I don't buy it, this is part of gun media/jingo hype machine. This nostrum of "buying the ammo to keep it off the market" is absurd. At least at the rates posited in the
articles.
If this is the case (or was the case during obama) then where is this secret bunker theyre storing all the ammo in?
To buy enough ammo to really disrupt the market they'd have to be buying and caching it somewhere, or buying it and then destroying it, etc.

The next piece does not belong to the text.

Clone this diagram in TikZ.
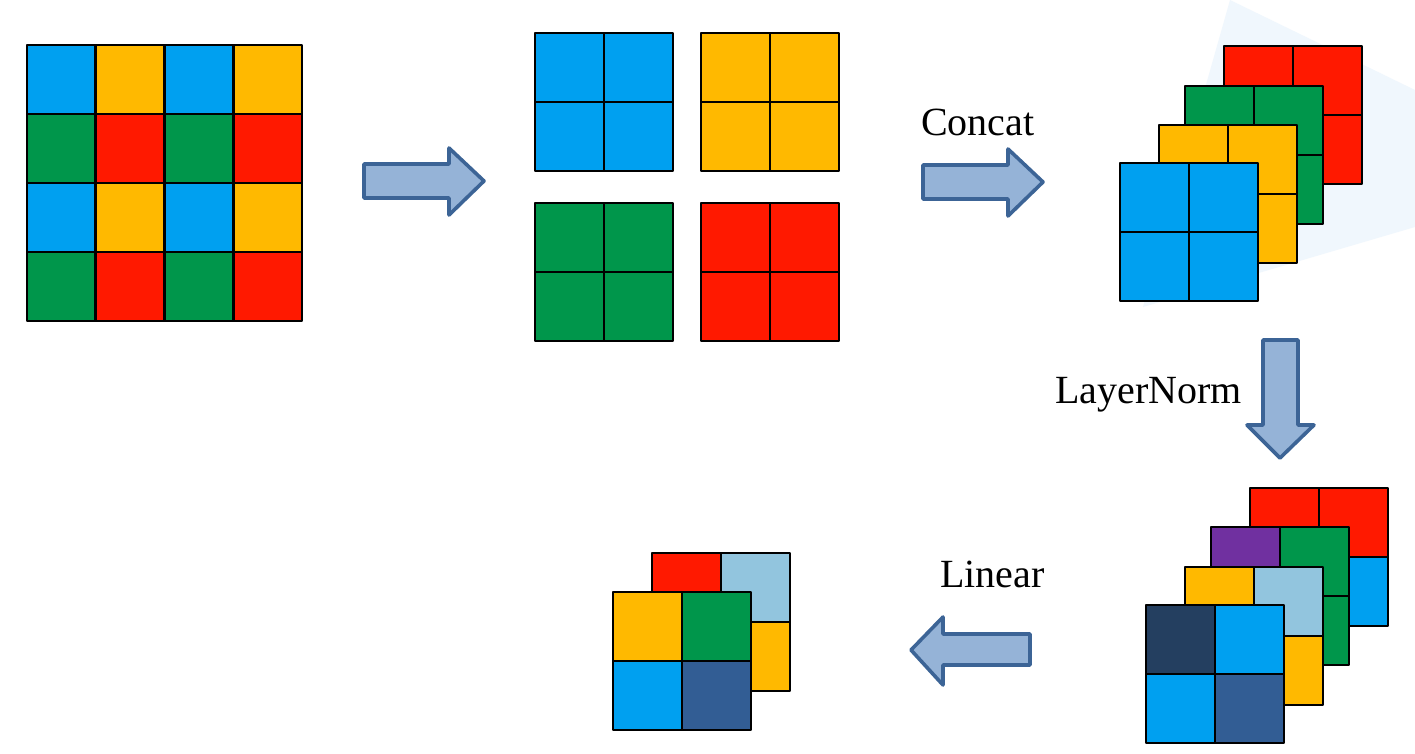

Also 700 grand on an ammo contract is basically "a handful of dog meat. " Sure its a lot of cash but not that much in an industry sense. Assuming a cost of $300 a case for bulk 9mm (reasonable assumption at big contract wholesale these days) that's basically like 2,334 cases of 9mm ammo. At a pallet rate of 64 cases a pallet, that's literally only 37 Pallets of ammo, or like a half dozen tractor trailers of 9mm, maybe less then that depending on how dense/heavy the trailers were packed. Nothing to sneeze at but in the scope of the whole market? Basically inconsequential. Back when Walmart sold ammo they were probably moving that much shit every a week out of their distribution center(s), maybe more. And Walmart was probably only 20% of the market at a feed point.
If you told me the IRS (or insert other similarly useless federal agency here) was buying 700K/mo in ammo then I'd be more likely to buy into this tinfoil funhouse theory.
Don't get me wrong this administration is shit and we likely havent seen the worst of it yet. But this "gov buying ammo" thing is so retarded its almost like its controlled opposition disinfo designed to make gun owners and pro RKBA advocates look mentally retarded.
Think about the optics of that for a minute. Layperson NPC anti goes "See? These people are so deranged they even think that the government is buying up all the ammo so they can't buy it!!!" etc and so on.
ETA: if we put it in geographic terms if this order of 9mm was to overlap with a regional supply of ammo and you coated the northeastern US (including tri state and PA) with that ammo, you're looking at like not even a month supply tops for those gun shops. That's not hugely disruptive on anything other than a short/near term scale.
Not to mention.... most of these contracts don't collect all the ammo at once. The contract is fulfilled as the ammo is received which is rarely, if ever "all at once. Might take whoever wins it a year or two to fill it (or whatever is mandated in the contract).